Seven-time champion Schumacher won five successive world titles with Ferrari in the 2000s
3. Ayrton Senna
A figure of myth, a legend augmented by his untimely death at Imola 30 years ago this month.
Many acclaim him as the greatest of all time, for there was his aura as well as his ability. The combination, and a rivalry with Prost that defined both their careers, caused his home city of Sao Paulo to turn up in their millions to line the streets for the Brazilian’s last earthly journey.
Fiercely competitive, he conjured feats of brilliance that defied logic. His opening lap in the wet at Donington in 1993, up from fifth to first, was mesmeric. Has there ever been a better lap in history?
Perhaps his in qualifying in Monaco in 1988, when he said he drove it as if not conscious.
F1 icon Ayrton Senna was fiercely competitive and had an aura to complement his brilliance
2. Lewis Hamilton
If he had never driven in Formula One again after his debut season he would still rank impossibly high in any imaginary pantheon.

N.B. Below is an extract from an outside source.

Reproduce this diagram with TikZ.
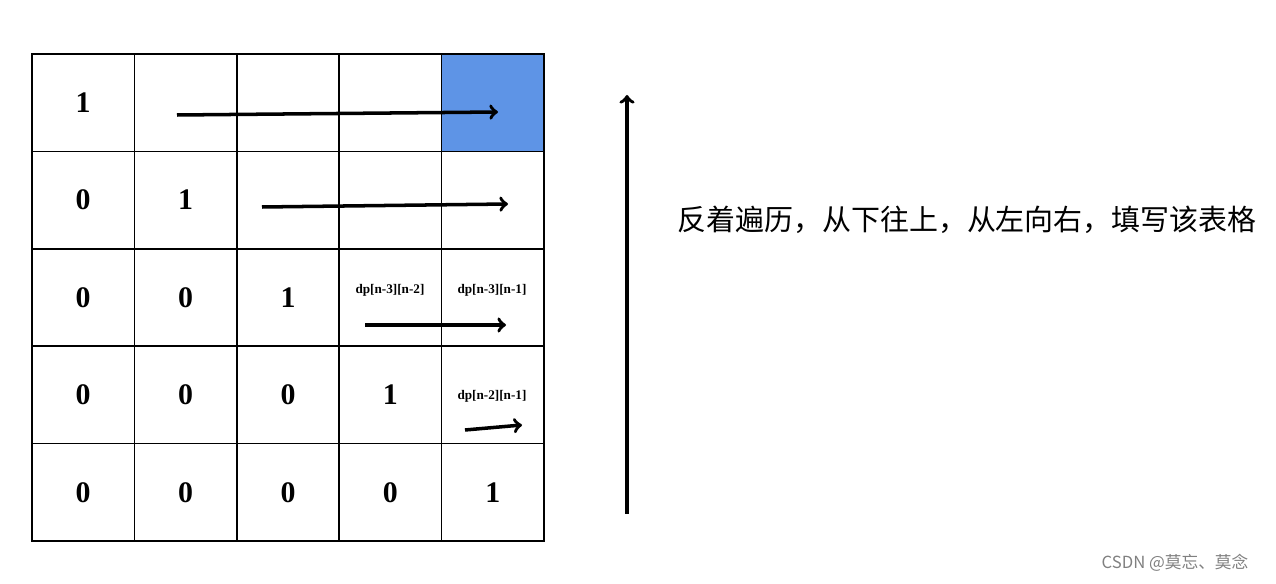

The opening seconds of his career in Melbourne were a harbinger of the wonders that were to come, as he passed Alonso, his world champion McLaren team-mate. He was on his way to his first of nine consecutive podiums.
His showpiece victory came in the wet at Silverstone in 2008, when he finished one minute ahead, like an amphibian.
Hamilton, who will start a new chapter with Ferrari next year, is statistically the best of all time
That he never made a professional foul is greatly to his credit.
Hamilton is a trailblazer and statistically the greatest of them all. A crowning title at Ferrari would make him so. If Verstappen doesn’t press his own claims remorselessly.
1. Juan Manuel Fangio
The Argentine has won more plaudits for the brilliance of his driving than anyone in the history of Formula One. Even Hamilton calls him the ‘OG’ – the Original Gangster.
Stewart is sure he was the best. And, as for his contemporary Moss, he considered him beyond comparison.
Juan Manuel Fangio dominated the first decade of Formula One, winning five world titles
A five-time world champion in a record four teams, he has another testament to his greatness that will surely never be eclipsed. He won 24 times, almost modest by modern standards, but did so in just 51 grands prix. That is a 47 per cent strike rate.
He remained feted all his life, a dignified figure elevated to the status of a man with no racing equal.